### Required work
Below are entries. Give back exactly the lines from the one containing "Rebuild this chart" through the one containing "3.6, 3.8, 4.0]", inclusive, without the pictures.

### Entries

◇ ◇ ◇ ◇ ◇

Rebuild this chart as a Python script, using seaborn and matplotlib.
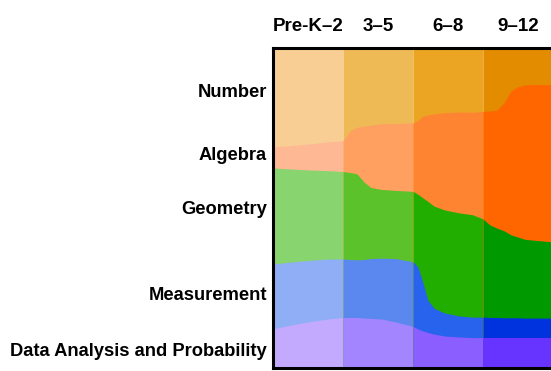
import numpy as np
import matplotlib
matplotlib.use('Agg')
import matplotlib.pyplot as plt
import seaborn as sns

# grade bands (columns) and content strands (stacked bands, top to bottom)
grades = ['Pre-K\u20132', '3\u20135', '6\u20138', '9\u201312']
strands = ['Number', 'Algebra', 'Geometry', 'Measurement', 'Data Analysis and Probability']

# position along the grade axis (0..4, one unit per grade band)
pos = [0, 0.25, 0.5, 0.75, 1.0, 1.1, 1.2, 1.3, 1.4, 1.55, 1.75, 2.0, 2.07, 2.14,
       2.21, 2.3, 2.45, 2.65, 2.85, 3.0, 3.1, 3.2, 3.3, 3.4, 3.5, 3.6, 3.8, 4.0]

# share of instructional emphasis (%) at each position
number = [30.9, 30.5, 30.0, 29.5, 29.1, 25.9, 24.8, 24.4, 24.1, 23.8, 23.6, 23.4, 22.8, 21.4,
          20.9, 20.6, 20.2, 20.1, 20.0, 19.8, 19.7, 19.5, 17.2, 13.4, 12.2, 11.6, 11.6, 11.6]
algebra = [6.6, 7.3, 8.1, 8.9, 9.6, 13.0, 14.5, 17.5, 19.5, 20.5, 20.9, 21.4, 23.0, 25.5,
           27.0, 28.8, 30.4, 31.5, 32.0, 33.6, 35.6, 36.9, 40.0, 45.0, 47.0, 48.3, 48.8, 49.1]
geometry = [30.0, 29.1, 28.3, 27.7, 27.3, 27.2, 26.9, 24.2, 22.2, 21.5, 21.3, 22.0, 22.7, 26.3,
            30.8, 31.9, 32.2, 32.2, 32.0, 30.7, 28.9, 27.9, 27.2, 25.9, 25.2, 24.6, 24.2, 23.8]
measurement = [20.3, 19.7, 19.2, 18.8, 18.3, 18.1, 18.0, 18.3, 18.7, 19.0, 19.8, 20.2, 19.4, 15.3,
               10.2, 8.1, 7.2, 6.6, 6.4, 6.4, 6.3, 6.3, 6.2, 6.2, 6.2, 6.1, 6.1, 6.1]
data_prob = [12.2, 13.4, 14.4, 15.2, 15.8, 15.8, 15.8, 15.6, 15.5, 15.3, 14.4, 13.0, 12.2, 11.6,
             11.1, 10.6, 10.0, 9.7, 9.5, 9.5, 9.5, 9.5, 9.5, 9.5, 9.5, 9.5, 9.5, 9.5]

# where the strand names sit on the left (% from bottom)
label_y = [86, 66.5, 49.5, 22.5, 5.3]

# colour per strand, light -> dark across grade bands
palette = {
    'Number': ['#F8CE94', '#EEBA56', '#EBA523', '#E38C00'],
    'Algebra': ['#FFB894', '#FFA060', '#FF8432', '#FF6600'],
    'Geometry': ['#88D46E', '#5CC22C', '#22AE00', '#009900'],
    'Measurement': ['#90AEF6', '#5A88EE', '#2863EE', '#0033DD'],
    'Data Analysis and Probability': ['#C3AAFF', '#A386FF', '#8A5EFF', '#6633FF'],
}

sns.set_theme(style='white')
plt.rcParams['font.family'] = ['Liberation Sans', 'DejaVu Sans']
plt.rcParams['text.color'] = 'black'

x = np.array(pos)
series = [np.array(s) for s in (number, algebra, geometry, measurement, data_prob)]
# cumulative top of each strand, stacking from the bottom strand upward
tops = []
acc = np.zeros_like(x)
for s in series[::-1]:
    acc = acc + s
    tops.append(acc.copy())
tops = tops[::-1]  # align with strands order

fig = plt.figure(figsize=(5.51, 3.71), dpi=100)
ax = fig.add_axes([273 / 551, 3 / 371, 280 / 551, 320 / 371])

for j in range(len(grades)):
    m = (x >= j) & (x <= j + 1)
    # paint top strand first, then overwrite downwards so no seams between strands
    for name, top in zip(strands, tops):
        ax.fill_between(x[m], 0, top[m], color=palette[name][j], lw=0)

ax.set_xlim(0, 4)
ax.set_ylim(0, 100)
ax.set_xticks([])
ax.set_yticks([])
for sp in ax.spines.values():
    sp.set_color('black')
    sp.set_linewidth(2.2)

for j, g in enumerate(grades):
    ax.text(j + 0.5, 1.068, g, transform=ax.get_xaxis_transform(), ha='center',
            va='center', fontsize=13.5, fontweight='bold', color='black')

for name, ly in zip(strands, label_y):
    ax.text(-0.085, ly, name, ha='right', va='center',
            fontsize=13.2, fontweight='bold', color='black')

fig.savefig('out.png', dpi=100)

◇ ◇ ◇ ◇ ◇

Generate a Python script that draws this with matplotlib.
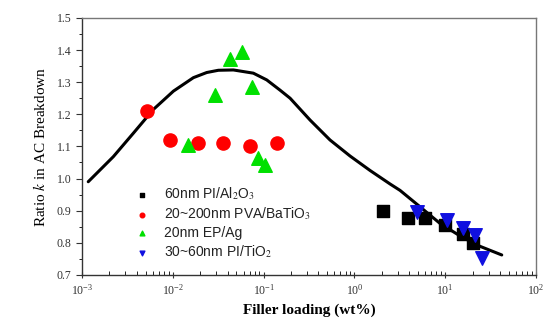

◇ ◇ ◇ ◇ ◇

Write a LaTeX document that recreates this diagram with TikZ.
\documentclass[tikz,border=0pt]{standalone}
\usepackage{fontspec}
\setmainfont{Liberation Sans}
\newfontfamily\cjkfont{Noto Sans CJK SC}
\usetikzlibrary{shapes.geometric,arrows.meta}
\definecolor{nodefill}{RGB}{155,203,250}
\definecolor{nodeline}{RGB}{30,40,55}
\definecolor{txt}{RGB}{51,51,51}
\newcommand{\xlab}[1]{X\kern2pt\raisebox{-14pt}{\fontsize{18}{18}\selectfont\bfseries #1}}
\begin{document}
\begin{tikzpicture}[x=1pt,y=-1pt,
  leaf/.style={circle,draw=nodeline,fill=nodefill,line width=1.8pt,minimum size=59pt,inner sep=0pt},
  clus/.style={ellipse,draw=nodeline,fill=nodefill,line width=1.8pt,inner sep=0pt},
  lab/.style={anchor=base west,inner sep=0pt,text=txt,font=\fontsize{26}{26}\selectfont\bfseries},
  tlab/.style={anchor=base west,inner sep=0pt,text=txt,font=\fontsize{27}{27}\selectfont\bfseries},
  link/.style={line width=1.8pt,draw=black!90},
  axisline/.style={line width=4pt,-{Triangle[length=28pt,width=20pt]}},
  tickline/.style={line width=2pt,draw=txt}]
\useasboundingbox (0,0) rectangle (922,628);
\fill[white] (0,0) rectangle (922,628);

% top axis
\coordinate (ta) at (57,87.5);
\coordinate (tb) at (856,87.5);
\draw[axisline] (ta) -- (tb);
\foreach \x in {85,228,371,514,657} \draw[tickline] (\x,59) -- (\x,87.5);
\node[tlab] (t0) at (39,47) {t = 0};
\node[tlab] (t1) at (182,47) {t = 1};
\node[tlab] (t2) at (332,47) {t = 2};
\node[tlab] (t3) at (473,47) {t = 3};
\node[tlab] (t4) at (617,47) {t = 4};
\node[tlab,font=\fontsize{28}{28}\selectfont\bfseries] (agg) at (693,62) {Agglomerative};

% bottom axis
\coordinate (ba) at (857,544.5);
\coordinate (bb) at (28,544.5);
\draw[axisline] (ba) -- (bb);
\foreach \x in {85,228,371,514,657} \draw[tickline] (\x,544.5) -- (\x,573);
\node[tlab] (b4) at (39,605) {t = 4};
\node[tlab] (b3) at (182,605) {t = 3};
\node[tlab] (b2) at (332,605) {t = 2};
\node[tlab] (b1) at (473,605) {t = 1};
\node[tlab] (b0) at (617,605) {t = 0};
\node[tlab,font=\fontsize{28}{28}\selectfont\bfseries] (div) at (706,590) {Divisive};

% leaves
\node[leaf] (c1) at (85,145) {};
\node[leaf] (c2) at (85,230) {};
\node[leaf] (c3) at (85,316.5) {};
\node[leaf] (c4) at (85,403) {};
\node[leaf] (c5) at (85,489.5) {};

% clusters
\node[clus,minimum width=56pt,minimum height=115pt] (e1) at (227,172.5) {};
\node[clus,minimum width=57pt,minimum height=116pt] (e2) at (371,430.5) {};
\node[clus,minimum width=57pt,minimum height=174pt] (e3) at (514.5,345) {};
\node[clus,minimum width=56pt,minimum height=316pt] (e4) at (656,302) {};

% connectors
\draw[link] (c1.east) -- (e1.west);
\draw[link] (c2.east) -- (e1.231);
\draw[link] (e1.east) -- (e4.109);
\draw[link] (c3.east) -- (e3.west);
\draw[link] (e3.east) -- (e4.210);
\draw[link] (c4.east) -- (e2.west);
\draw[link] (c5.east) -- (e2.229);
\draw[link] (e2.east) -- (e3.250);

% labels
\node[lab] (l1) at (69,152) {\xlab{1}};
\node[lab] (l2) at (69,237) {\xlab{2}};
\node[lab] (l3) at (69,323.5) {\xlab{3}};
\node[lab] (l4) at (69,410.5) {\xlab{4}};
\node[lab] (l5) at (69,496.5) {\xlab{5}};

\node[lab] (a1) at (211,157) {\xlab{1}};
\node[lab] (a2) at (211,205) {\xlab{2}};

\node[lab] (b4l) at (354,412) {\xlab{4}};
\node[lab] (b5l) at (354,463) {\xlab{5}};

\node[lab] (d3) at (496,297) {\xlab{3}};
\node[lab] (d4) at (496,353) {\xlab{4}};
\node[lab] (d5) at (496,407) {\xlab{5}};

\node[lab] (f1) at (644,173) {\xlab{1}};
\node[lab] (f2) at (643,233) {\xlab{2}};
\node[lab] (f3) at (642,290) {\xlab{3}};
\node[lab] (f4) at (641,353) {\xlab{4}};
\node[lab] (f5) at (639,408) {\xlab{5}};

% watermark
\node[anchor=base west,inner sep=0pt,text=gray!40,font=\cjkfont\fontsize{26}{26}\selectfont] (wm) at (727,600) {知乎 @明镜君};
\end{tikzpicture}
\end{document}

◇ ◇ ◇ ◇ ◇

### Response to this exercise
Rebuild this chart as a Python script, using seaborn and matplotlib.
import numpy as np
import matplotlib
matplotlib.use('Agg')
import matplotlib.pyplot as plt
import seaborn as sns

# grade bands (columns) and content strands (stacked bands, top to bottom)
grades = ['Pre-K\u20132', '3\u20135', '6\u20138', '9\u201312']
strands = ['Number', 'Algebra', 'Geometry', 'Measurement', 'Data Analysis and Probability']

# position along the grade axis (0..4, one unit per grade band)
pos = [0, 0.25, 0.5, 0.75, 1.0, 1.1, 1.2, 1.3, 1.4, 1.55, 1.75, 2.0, 2.07, 2.14,
       2.21, 2.3, 2.45, 2.65, 2.85, 3.0, 3.1, 3.2, 3.3, 3.4, 3.5, 3.6, 3.8, 4.0]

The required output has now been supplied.